- GOAL OF THE EXERCISE
Leaving out the pictures, please retype each record exactly.

- GIVEN ENTRIES
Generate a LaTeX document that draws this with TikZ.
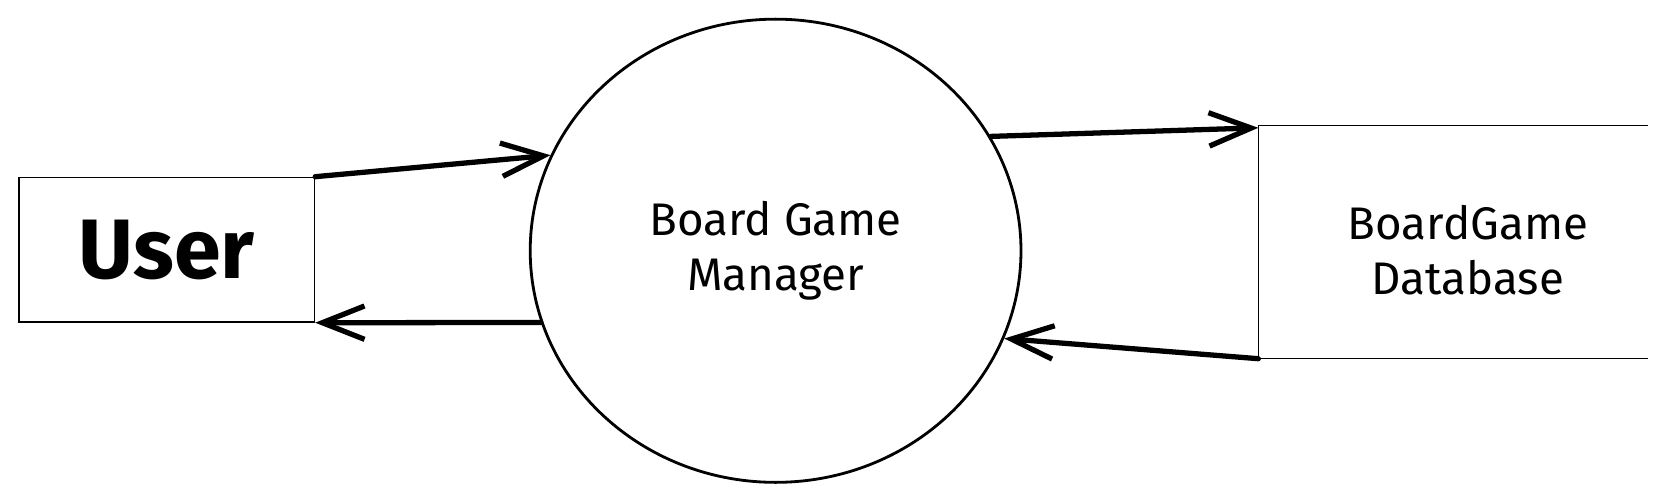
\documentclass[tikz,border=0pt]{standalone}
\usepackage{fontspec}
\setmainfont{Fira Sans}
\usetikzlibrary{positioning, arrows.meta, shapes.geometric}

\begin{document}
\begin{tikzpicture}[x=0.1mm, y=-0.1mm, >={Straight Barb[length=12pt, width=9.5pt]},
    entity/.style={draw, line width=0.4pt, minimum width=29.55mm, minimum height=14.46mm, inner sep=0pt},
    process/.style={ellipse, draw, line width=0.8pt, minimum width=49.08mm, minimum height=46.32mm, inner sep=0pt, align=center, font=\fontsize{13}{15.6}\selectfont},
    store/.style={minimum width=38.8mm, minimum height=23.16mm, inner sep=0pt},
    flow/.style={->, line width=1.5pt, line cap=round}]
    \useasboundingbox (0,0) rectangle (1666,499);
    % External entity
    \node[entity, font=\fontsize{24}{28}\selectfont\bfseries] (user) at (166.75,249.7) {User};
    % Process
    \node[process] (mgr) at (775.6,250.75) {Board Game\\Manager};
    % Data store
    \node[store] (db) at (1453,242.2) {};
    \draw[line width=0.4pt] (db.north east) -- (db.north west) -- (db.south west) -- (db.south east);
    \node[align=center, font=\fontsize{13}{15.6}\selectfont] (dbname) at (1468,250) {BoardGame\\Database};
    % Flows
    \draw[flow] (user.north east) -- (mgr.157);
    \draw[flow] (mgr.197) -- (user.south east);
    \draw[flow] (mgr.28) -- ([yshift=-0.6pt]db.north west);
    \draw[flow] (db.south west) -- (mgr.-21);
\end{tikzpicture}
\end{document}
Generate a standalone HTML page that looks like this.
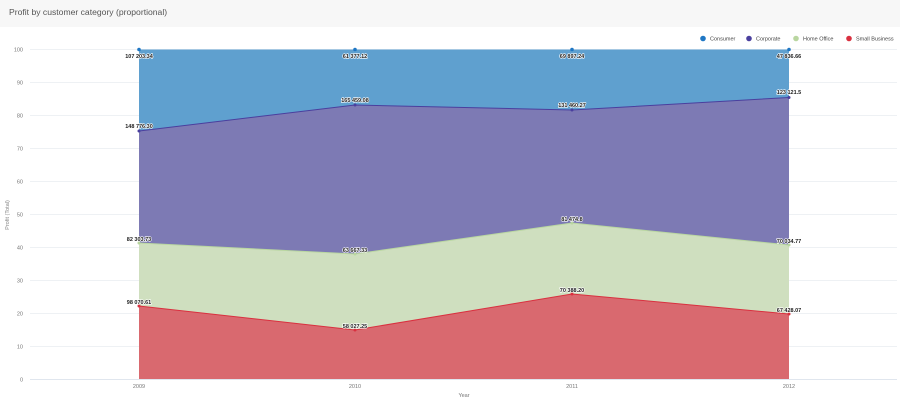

- THE SOLUTION
Generate a LaTeX document that draws this with TikZ.
\documentclass[tikz,border=0pt]{standalone}
\usepackage{fontspec}
\setmainfont{Fira Sans}
\usetikzlibrary{positioning, arrows.meta, shapes.geometric}

\begin{document}
\begin{tikzpicture}[x=0.1mm, y=-0.1mm, >={Straight Barb[length=12pt, width=9.5pt]},
    entity/.style={draw, line width=0.4pt, minimum width=29.55mm, minimum height=14.46mm, inner sep=0pt},
    process/.style={ellipse, draw, line width=0.8pt, minimum width=49.08mm, minimum height=46.32mm, inner sep=0pt, align=center, font=\fontsize{13}{15.6}\selectfont},
    store/.style={minimum width=38.8mm, minimum height=23.16mm, inner sep=0pt},
    flow/.style={->, line width=1.5pt, line cap=round}]
    \useasboundingbox (0,0) rectangle (1666,499);
    % External entity
    \node[entity, font=\fontsize{24}{28}\selectfont\bfseries] (user) at (166.75,249.7) {User};
    % Process
    \node[process] (mgr) at (775.6,250.75) {Board Game\\Manager};
    % Data store
    \node[store] (db) at (1453,242.2) {};
    \draw[line width=0.4pt] (db.north east) -- (db.north west) -- (db.south west) -- (db.south east);
    \node[align=center, font=\fontsize{13}{15.6}\selectfont] (dbname) at (1468,250) {BoardGame\\Database};
    % Flows
    \draw[flow] (user.north east) -- (mgr.157);
    \draw[flow] (mgr.197) -- (user.south east);
    \draw[flow] (mgr.28) -- ([yshift=-0.6pt]db.north west);
    \draw[flow] (db.south west) -- (mgr.-21);
\end{tikzpicture}
\end{document}
Generate a standalone HTML page that looks like this.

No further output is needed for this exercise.